Non-licensed individuals, such as a family member or an officer of a corporation, possess more limited authority. A preparer who signed the original return can only represent the taxpayer during the examination of the tax year covered by that specific return. Officers of a corporation can only represent that corporation in matters related to the SIMPLE IRA, not individual employees or shareholders.
The process of granting authority begins with selecting and completing the appropriate Internal Revenue Service forms. The two central documents are Form 2848, Power of Attorney and Declaration of Representative, and Form 8821, Tax Information Authorization. The correct form depends on the level of interaction the representative requires with the IRS and the taxpayer’s records.
Form 2848 delegates the authority to act on the taxpayer’s behalf, including the ability to execute waivers and consent to tax assessments. Form 8821 only grants the authority to receive or inspect confidential tax return information. Both forms require the representative’s identifying information, including their address and the Centralized Authorization File (CAF) number if they regularly practice before the IRS.
The taxpayer must accurately detail their own identifying information and the specific tax matters being authorized. For a SIMPLE IRA, the tax type is typically listed as “Income” or “Employment,” or a specific excise tax form like Form 5330. The forms require the specific tax periods covered, which must be designated by year or a range of years.
Specifying the tax period is a critical step, as authorization only applies to the years explicitly listed on the form. Failure to specify the correct period will result in the IRS rejecting the authorization.
The scope of representation is defined by the specific IRS form utilized and any limitations explicitly noted on that document. Form 2848 grants a Power of Attorney (POA), which authorizes the representative to perform virtually every act that the taxpayer can perform concerning the specified tax matters. This includes the authority to sign agreements and execute consents to extend the statute of limitations.
A key distinction is that a POA under Form 2848 allows the representative to advocate and act, while Form 8821 restricts the representative to only review and inspect records. Form 8821 does not permit the representative to legally bind the taxpayer to any agreement or settlement.
The taxpayer retains the ability to place specific limitations on the representative’s authority, even when using Form 2848. Common limitations include excluding the authority to sign tax returns, execute a closing agreement, or receive refund checks. These exclusions must be clearly noted in the corresponding section of Form 2848.

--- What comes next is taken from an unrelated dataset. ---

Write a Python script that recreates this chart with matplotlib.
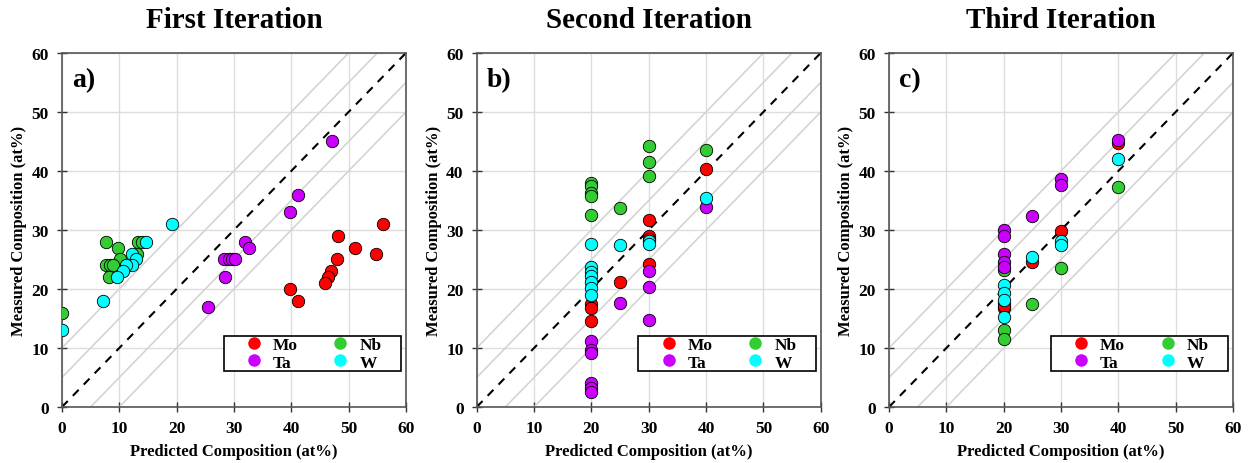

For a SIMPLE IRA matter, the authority to execute closing agreements is sensitive because this action permanently resolves a tax liability issue. Granting this authority means the representative can unilaterally settle the case without the taxpayer’s final signature. Taxpayers should carefully consider the representative’s experience before granting such wide-ranging authority.
Once Form 2848 or Form 8821 has been accurately completed and signed, the next step is official submission to the IRS. The IRS accepts submissions via mail, fax, or through electronic channels. The chosen method determines the speed at which the authorization is logged into the system.
Mailing the form is the traditional method, with the appropriate address determined by the representative’s location. Faxing the document is generally faster and is common practice among tax professionals seeking quick registration of authority. Electronic submission typically results in the fastest processing time.
After submission, the authorization is processed and recorded in the Centralized Authorization File (CAF) system. The CAF system is the central database the IRS uses to track all authorized representatives for every taxpayer. Processing times typically range from two to four weeks for the authorization to be fully effective.
The representative’s authority does not automatically expire unless a specific date was entered on the original form. The taxpayer must take an affirmative step to revoke the authority when the engagement is complete or the relationship is terminated. Revocation can be accomplished by submitting a copy of the original authorization form with a clear revocation statement.
The taxpayer must sign and date the revocation statement and mail or fax it to the same IRS office where the original authorization was filed. Alternatively, the taxpayer can submit a new Form 2848 or Form 8821 covering the same tax matters and periods, explicitly stating that the new authorization revokes all prior authorizations.
A representative may also choose to withdraw from the engagement by submitting a signed written statement to the IRS. This statement must include the taxpayer’s identifying information, along with the tax matters and periods for which the withdrawal is effective. The IRS will then update the CAF system to reflect the termination of authority.
Timely revocation is necessary to prevent unauthorized access to confidential tax information or actions taken on the taxpayer’s behalf. Failure to formally revoke the authority means the IRS will continue to recognize the representative and may send sensitive notices to them.